| Requirement |
Gather up the lines with the word "that" in them.

* begin Records provided *

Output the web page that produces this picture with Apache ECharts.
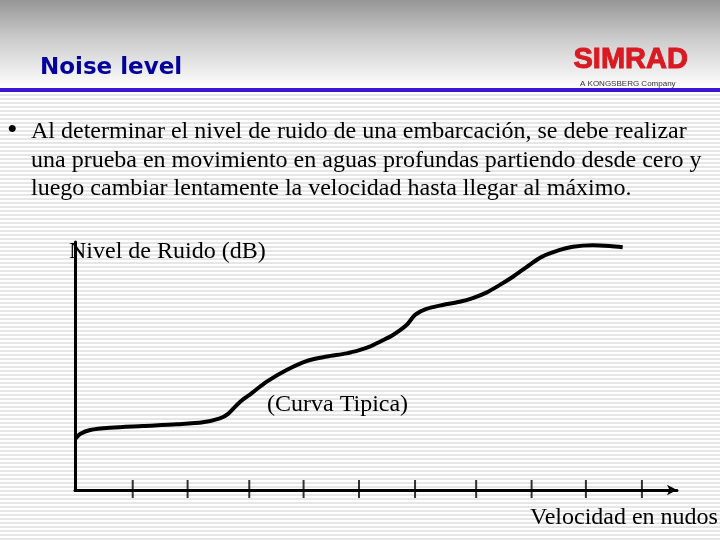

* end Records provided *
* begin Records provided *

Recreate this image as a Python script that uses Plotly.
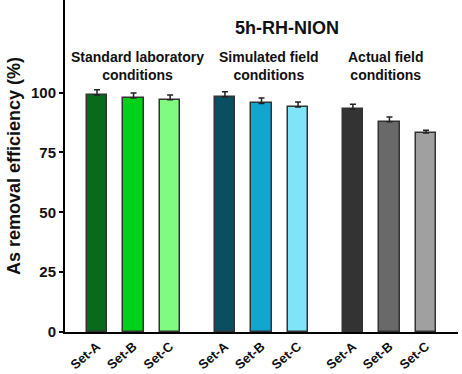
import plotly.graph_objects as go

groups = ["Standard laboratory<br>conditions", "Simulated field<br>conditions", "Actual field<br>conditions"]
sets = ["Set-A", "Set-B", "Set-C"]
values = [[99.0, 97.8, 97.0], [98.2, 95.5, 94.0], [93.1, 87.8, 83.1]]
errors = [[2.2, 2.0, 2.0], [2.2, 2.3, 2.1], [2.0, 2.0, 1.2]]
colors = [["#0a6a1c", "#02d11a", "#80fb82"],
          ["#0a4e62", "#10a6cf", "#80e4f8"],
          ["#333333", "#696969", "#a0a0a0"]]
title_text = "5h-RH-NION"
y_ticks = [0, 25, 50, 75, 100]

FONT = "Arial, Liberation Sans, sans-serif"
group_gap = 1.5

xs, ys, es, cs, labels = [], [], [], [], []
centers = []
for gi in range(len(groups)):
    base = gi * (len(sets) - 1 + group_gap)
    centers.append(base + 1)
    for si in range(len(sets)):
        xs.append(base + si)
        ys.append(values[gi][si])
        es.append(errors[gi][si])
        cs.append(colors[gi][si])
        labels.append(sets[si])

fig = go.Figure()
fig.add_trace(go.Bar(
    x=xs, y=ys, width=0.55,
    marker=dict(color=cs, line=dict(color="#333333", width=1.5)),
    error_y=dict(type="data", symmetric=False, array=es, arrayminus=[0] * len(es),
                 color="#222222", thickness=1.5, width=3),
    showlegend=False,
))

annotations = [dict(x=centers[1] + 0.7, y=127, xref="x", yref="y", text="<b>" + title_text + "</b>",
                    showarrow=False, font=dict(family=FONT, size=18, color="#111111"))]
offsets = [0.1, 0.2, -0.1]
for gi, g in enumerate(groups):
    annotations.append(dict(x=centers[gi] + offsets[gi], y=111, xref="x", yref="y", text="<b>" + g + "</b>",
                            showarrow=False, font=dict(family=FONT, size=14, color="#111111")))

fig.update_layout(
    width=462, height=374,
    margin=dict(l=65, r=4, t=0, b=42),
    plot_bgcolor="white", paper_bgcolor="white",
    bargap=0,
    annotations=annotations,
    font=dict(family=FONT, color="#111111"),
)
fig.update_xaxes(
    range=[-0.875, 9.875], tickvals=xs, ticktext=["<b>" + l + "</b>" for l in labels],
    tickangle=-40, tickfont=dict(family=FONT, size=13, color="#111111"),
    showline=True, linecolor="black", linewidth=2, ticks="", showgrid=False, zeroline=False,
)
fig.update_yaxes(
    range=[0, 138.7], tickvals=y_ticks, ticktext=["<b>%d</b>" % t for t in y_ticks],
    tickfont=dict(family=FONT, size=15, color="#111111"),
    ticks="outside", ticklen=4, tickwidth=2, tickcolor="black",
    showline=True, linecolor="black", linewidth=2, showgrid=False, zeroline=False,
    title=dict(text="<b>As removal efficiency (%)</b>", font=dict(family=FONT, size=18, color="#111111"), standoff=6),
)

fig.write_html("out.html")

* end Records provided *

| Exercise output |
Output the web page that produces this picture with Apache ECharts.
Recreate this image as a Python script that uses Plotly.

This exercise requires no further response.